Citations and references
Statutes:
- A.C.A. § 7-9-109 (canvasser affidavit)
- A.C.A. § 7-9-601 (paid canvasser requirements)
- Act 1413 of 2013 (origin of paid canvasser registration framework)
Cases:
- Arkansans for Healthy Eyes v. Thurston, 2020 Ark. 270, 606 S.W.3d 582 (strict compliance with do-not-count rule)
- Corbitt v. Arkansas State Univ., 2024 Ark. 44, 685 S.W.3d 901 (ordinary meaning rule)
- Baker Refrigeration Sys., Inc. v. Weiss, 360 Ark. 388, 201 S.W.3d 900 (Ark. 2005) (unambiguous text controls)
Source
Original opinion text
Opinion No. 2024-053
July 3, 2024
The Honorable Linda Chesterfield
State Senator
12 Keo Drive
Little Rock, Arkansas 72206
Dear Senator Chesterfield:
I am writing in response to your request for my opinion about who qualifies as a "paid canvasser" when soliciting people for signatures on an initiative or referendum petition. You indicate that multiple organizations that support ballot measures have paid employees who intend to assist in soliciting signatures for petitions "within the scope of [their] pre-existing employment relationship[s]." You report that these employees will receive the same compensation whether or not they solicit signatures as part of their job.
In light of this, you ask the following questions, which I have paraphrased:
- If a canvasser solicits signatures for a petition as part of his or her employment duties, is the person a "paid canvasser" subject to the requirements in A.C.A. § 7-9-601(d)?
- If a canvasser solicits signatures for a petition as part of his or her employment duties, is the person a "paid canvasser" under A.C.A. § 7-9-109?
Brief answer: Yes to both. An employee who is paid to perform job duties, among which is soliciting for signatures, is paid "in exchange for" soliciting signatures.
DISCUSSION
Question 1: If a canvasser solicits signatures for a petition as part of his or her employment duties, is the person a "paid canvasser" subject to the requirements in A.C.A. § 7-9-601(d)?

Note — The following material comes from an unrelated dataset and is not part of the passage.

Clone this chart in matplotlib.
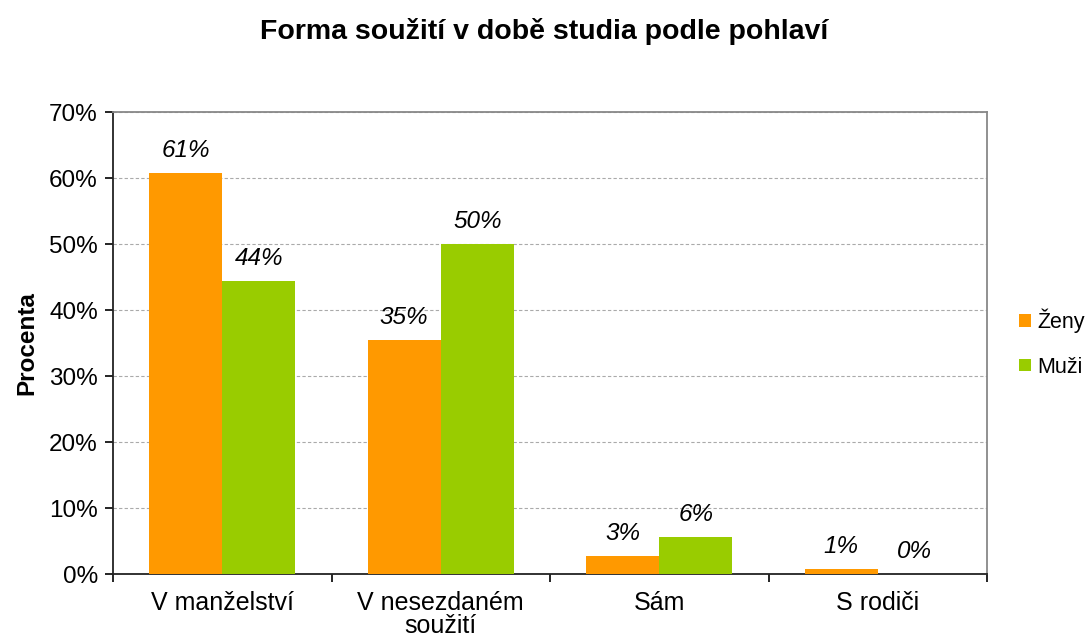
import matplotlib
matplotlib.use("Agg")
import matplotlib.pyplot as plt
import numpy as np
from matplotlib.ticker import FuncFormatter

plt.rcParams['font.family'] = ['Liberation Sans', 'DejaVu Sans']

categories = ["V manželství", "V nesezdaném\nsoužití", "Sám", "S rodiči"]
zeny = [60.8, 35.5, 2.7, 0.8]
muzi = [44.4, 50.0, 5.6, 0.0]
zeny_labels = ["61%", "35%", "3%", "1%"]
muzi_labels = ["44%", "50%", "6%", "0%"]

ORANGE = "#FF9900"
GREEN = "#99CC00"

fig = plt.figure(figsize=(10.88, 6.39), dpi=100)
ax = fig.add_axes([0.1039, 0.1017, 0.8033, 0.7230])

x = np.arange(len(categories))
w = 0.335
b1 = ax.bar(x - w / 2, zeny, w, color=ORANGE, label="Ženy", zorder=3)
b2 = ax.bar(x + w / 2, muzi, w, color=GREEN, label="Muži", zorder=3)

for bars, labels in ((b1, zeny_labels), (b2, muzi_labels)):
    for bar, lab in zip(bars, labels):
        ax.annotate(lab, (bar.get_x() + bar.get_width() / 2, bar.get_height()),
                    xytext=(0, 8), textcoords="offset points",
                    ha="center", va="bottom", fontsize=17.5, style="italic")

ax.set_xlim(-0.5, len(categories) - 0.5)
ax.set_ylim(0, 70)
ax.set_yticks(range(0, 71, 10))
ax.yaxis.set_major_formatter(FuncFormatter(lambda v, p: f"{v:.0f}%"))
ax.set_xticks(x)
ax.set_xticklabels(categories, fontsize=18, linespacing=0.95)
ax.set_xticks(np.arange(-0.5, len(categories)), minor=True)
ax.tick_params(axis="x", which="major", length=0, pad=12)
ax.tick_params(axis="x", which="minor", length=6, width=1.2, direction="out")
ax.tick_params(axis="y", labelsize=17.5, length=6, width=1.2, direction="out", pad=5)

ax.grid(axis="y", color="#AAAAAA", linestyle=(0, (3, 2)), linewidth=0.8, zorder=0)
for s in ("left", "bottom"):
    ax.spines[s].set_color("#222222")
    ax.spines[s].set_linewidth(1.3)
for s in ("top", "right"):
    ax.spines[s].set_color("#888888")
    ax.spines[s].set_linewidth(1.3)

ax.set_ylabel("Procenta", fontsize=17.5, fontweight="bold", labelpad=8)
fig.suptitle("Forma soužití v době studia podle pohlaví", fontsize=20.5,
             fontweight="bold", y=0.972)

ax.legend(loc="center left", bbox_to_anchor=(1.019, 0.50), frameon=False,
          fontsize=15.5, handlelength=0.55, handleheight=0.55, handletextpad=0.3,
          labelspacing=1.1, borderaxespad=0.3)

fig.savefig("out.png", dpi=100)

Organizations and individuals are prohibited from "provid[ing] money or anything of value to another person for obtaining signatures on a statewide initiative petition or statewide referendum petition unless the person receiving the money or item of value meets the requirements of [A.C.A. § 7-9-601]." Any signatures not properly retained under that statute "shall not be counted by the Secretary of State for any purpose."
The only people who may receive compensation under § 7-9-601 for soliciting signatures are "paid canvassers." The definition of "paid canvasser" in § 7-9-601 is limited to that section and means "a person who is paid or with whom there is an agreement to pay money or anything of value…in exchange for soliciting a signature on a petition." These individuals must meet several requirements, including not being convicted of a disqualifying offense and understanding Arkansas law relevant to obtaining petition signatures.

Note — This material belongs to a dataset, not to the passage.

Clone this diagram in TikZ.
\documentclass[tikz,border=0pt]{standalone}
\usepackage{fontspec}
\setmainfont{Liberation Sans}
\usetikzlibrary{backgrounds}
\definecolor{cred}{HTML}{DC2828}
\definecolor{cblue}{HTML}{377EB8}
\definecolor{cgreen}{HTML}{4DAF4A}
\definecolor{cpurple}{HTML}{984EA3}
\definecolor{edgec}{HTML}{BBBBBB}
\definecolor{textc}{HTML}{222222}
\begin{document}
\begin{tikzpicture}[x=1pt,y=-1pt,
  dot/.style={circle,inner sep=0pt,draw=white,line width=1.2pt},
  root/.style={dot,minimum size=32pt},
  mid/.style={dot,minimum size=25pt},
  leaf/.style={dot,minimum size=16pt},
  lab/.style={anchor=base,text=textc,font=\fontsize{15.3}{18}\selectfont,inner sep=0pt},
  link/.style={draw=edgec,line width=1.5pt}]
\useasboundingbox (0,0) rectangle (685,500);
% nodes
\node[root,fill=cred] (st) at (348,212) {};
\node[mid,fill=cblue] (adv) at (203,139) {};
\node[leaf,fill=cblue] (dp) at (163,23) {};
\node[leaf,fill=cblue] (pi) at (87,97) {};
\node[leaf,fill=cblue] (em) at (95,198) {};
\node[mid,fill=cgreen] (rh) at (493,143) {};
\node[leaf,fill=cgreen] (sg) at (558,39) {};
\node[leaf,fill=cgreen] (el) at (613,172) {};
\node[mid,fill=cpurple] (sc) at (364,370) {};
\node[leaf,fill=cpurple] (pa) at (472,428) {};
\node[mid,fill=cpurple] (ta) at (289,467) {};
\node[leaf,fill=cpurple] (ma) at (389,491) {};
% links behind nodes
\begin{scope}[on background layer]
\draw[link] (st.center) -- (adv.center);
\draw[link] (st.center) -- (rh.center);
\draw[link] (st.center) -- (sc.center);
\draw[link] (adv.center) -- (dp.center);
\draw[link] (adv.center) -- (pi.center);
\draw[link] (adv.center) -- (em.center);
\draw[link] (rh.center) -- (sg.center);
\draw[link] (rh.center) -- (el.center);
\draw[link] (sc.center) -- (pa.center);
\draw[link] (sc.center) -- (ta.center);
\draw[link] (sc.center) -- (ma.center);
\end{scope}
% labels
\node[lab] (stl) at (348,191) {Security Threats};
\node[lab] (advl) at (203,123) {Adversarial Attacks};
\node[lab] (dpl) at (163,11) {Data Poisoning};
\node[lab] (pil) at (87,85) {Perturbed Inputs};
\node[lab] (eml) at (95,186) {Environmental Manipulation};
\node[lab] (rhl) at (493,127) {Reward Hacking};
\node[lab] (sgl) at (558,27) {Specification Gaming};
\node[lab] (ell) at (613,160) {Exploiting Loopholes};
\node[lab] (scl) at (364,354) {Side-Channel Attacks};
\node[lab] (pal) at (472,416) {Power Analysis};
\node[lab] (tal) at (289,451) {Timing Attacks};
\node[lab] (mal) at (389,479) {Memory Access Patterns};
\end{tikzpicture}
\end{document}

To determine whether an organization's paid employees who solicit petition signatures among other job duties are "paid canvassers" (that is, whether they are paid "in exchange for soliciting a signature"), courts will construe the definition "just as it reads, giving the words their ordinary and usually accepted meaning in common language." If the ordinary meaning is unambiguous, courts look no further and will not consider things such as a statute's or act's title.
Performing a service "in exchange for" payment means that the service is done "in return for" payment or as a "trade" for payment. Someone who is a paid employee performs job duties "in exchange for" compensation. I have found no authority that suggests singling out one job duty (here, soliciting signatures) means that the employee is not performing that duty "in exchange for" a salary or compensation, that is, payment.
Therefore, it is my opinion that a paid employee who solicits signatures as part of his or her job duties is soliciting signatures "in exchange for" payment and is thus a "paid canvasser" as defined by A.C.A § 7-9-601(c).
Question 2: If a canvasser solicits signatures for a petition as part of his or her employment duties, is the person a "paid canvasser" under A.C.A. § 7-9-109?
Under A.C.A. § 7-9-109(a), "[e]ach petition containing signatures shall be verified…by the canvasser's affidavit" on a form "substantially" similar to one provided in the statute. As relevant here, the form asks canvassers to identify if they are a "Paid Canvasser" or a "Volunteer/Unpaid Canvasser."
Although there is no definition of "paid canvasser" for § 7-9-109 (remember, the definition discussed in Question 1 is expressly limited to § 7-9-601), courts will likely find that the terms are synonymous in the two statutes. This is so for two reasons.
First, because there is no statutory definition in § 7-9-109, the ordinary meaning of "paid canvasser" controls. When someone is paid to do something, it means they receive "money…in return for…services rendered." This is almost identical to the statutory definition of "paid canvasser" in § 7-9-601.
Second, § 7-9-109 and § 7-9-601 "relat[e] to the same subject," so they must be read and construed together "because they are considered as having one object in view, and as acting upon one system." Moreover, the term "paid canvasser" first appeared in both of these statutes through Act 1413 of 2013, so the term is "presumed to bear the same meaning throughout" the act.
Thus, like under § 7-9-601, employees who solicit signatures as part of their job duties are considered "paid canvassers" under § 7-9-109.
Deputy Attorney General Noah P. Watson prepared this opinion, which I hereby approve.